Question

solve each system of equations using matrices. Use Gaussian elimination with back-substitution or Gauss-Jordan elimination.$$\left\{\begin{array}{c} 3 a+b-c=0 \\ 2 a+3 b-5 c=1 \\ a-2 b+3 c=-4 \end{array}\right.$$

Answer

**step1 Formulate the Augmented Matrix**

First, we convert the given system of linear equations into an augmented matrix. An augmented matrix combines the coefficients of the variables (a, b, c) and the constant terms from the right side of each equation.

$$\left\{\begin{array}{c} 3 a+b-c=0 \\ 2 a+3 b-5 c=1 \\ a-2 b+3 c=-4 \end{array}\right.$$

The corresponding augmented matrix is written as:

$$\begin{pmatrix} 3 & 1 & -1 & | & 0 \\ 2 & 3 & -5 & | & 1 \\ 1 & -2 & 3 & | & -4 \end{pmatrix}$$

**step2 Achieve a Leading 1 in the First Row**

Our goal in Gaussian elimination is to transform this matrix into row echelon form. In row echelon form, the first non-zero element in each row (called the leading entry or pivot) is 1, and these leading 1s move down and to the right. We start by getting a 1 in the top-left position (first row, first column). We can achieve this by swapping Row 1 ($$R_1$$) with Row 3 ($$R_3$$).

$$R_1 \leftrightarrow R_3$$

The matrix becomes:

$$\begin{pmatrix} 1 & -2 & 3 & | & -4 \\ 2 & 3 & -5 & | & 1 \\ 3 & 1 & -1 & | & 0 \end{pmatrix}$$

**step3 Eliminate Elements Below the First Leading 1**

Next, we want to make the elements below the leading 1 in the first column equal to zero. To make the element in Row 2, Column 1 zero, we perform the operation: $$R_2 \leftarrow R_2 - 2R_1$$. To make the element in Row 3, Column 1 zero, we perform the operation: $$R_3 \leftarrow R_3 - 3R_1$$.

$$R_2 \leftarrow R_2 - 2R_1$$

$$R_3 \leftarrow R_3 - 3R_1$$

Performing these row operations, the matrix transforms to:

$$\begin{pmatrix} 1 & -2 & 3 & | & -4 \\ 0 & 7 & -11 & | & 9 \\ 0 & 7 & -10 & | & 12 \end{pmatrix}$$

**step4 Achieve a Leading 1 in the Second Row**

Now we move to the second row and aim for a leading 1 in the second column. We can achieve this by dividing Row 2 by 7.
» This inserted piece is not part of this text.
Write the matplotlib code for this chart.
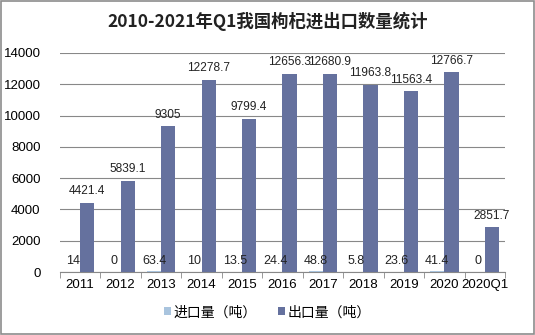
import matplotlib
matplotlib.use("Agg")
import matplotlib.pyplot as plt
import numpy as np

plt.rcParams['font.family'] = ['Liberation Sans', 'Noto Sans CJK SC', 'DejaVu Sans']

years = ["2011", "2012", "2013", "2014", "2015", "2016", "2017", "2018", "2019", "2020", "2020Q1"]
imports = [14, 0, 63.4, 10, 13.5, 24.4, 48.8, 5.8, 23.6, 41.4, 0]
exports = [4421.4, 5839.1, 9305, 12278.7, 9799.4, 12656.3, 12680.9, 11963.8, 11563.4, 12766.7, 2851.7]
import_labels = ["14", "0", "63.4", "10", "13.5", "24.4", "48.8", "5.8", "23.6", "41.4", "0"]
export_labels = ["4421.4", "5839.1", "9305", "12278.7", "9799.4", "12656.3", "12680.9",
                 "11963.8", "11563.4", "12766.7", "2851.7"]

c_imp = "#A9C4DE"
c_exp = "#65719E"

fig = plt.figure(figsize=(5.35, 3.35), dpi=100)
ax = fig.add_axes([0.112, 0.188, 0.832, 0.654])

x = np.arange(len(years))
w = 0.35
ax.bar(x - w / 2, imports, w, color=c_imp, label="进口量（吨）", zorder=3)
ax.bar(x + w / 2, exports, w, color=c_exp, label="出口量（吨）", zorder=3)

for xi, v, s in zip(x, imports, import_labels):
    ax.text(xi - w / 2, 300, s, ha="center", va="bottom", fontsize=9, color="#222222", zorder=4)
for xi, v, s in zip(x, exports, export_labels):
    ax.text(xi + w / 2, v + 350, s, ha="center", va="bottom", fontsize=8.6, color="#222222", zorder=4)

ax.set_xlim(-0.5, len(years) - 0.5)
ax.set_ylim(0, 14000)
ax.set_yticks(range(0, 14001, 2000))
ax.set_xticks(x)
ax.set_xticklabels(years, fontsize=9.5)
ax.set_xticks(np.arange(-0.5, len(years), 1), minor=True)
ax.tick_params(axis="x", which="major", length=0, pad=5)
ax.tick_params(axis="x", which="minor", length=4, color="#888888")
ax.tick_params(axis="y", length=0, labelsize=9.5, pad=14)
ax.grid(axis="y", color="#888888", linewidth=0.8, zorder=0)
for s in ["top", "right", "left"]:
    ax.spines[s].set_visible(False)
ax.spines["bottom"].set_color("#888888")

fig.text(0.5, 0.935, "2010-2021年Q1我国枸杞进出口数量统计", ha="center", va="center",
         fontsize=12.5, fontweight="bold", family=["Noto Sans CJK SC"], color="#222222")

fig.legend(loc="center", bbox_to_anchor=(0.5, 0.068), ncol=2, frameon=False,
           handlelength=0.5, handleheight=0.5, handletextpad=0.2,
           columnspacing=1.5, prop={"family": ["Noto Sans CJK SC"], "size": 10})

fig.patches.append(plt.Rectangle((0.002, 0.003), 0.996, 0.994, transform=fig.transFigure,
                                 fill=False, edgecolor="#8C8C8C", linewidth=1.2))

plt.savefig("out.png", dpi=100)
$$R_2 \leftarrow \frac{1}{7}R_2$$

Performing this operation, the matrix becomes:

$$\begin{pmatrix} 1 & -2 & 3 & | & -4 \\ 0 & 1 & -\frac{11}{7} & | & \frac{9}{7} \\ 0 & 7 & -10 & | & 12 \end{pmatrix}$$

**step5 Eliminate Elements Below the Second Leading 1**

Next, we make the element below the leading 1 in the second column equal to zero. We achieve this by subtracting 7 times Row 2 from Row 3.

$$R_3 \leftarrow R_3 - 7R_2$$

Performing this operation, the matrix is now in row echelon form:

$$\begin{pmatrix} 1 & -2 & 3 & | & -4 \\ 0 & 1 & -\frac{11}{7} & | & \frac{9}{7} \\ 0 & 0 & 1 & | & 3 \end{pmatrix}$$

The last row of this matrix directly gives the value of c.

**step6 Perform Back-Substitution to Find Variables**

Finally, we convert the row echelon form matrix back into a system of equations and solve for the variables using back-substitution, starting from the last equation and working our way up.

From the third row of the matrix, we have:

$$1c = 3 \Rightarrow c = 3$$

From the second row of the matrix, we have:

$$1b - \frac{11}{7}c = \frac{9}{7}$$

Substitute the value of $$c = 3$$ into this equation:

$$b - \frac{11}{7}(3) = \frac{9}{7}$$

$$b - \frac{33}{7} = \frac{9}{7}$$

$$b = \frac{9}{7} + \frac{33}{7}$$

$$b = \frac{42}{7}$$

$$b = 6$$

From the first row of the matrix, we have:

$$1a - 2b + 3c = -4$$

Substitute the values of $$b = 6$$ and $$c = 3$$ into this equation:

$$a - 2(6) + 3(3) = -4$$

$$a - 12 + 9 = -4$$

$$a - 3 = -4$$

$$a = -4 + 3$$

$$a = -1$$

Thus, the solution to the system of equations is $$a = -1$$, $$b = 6$$, and $$c = 3$$.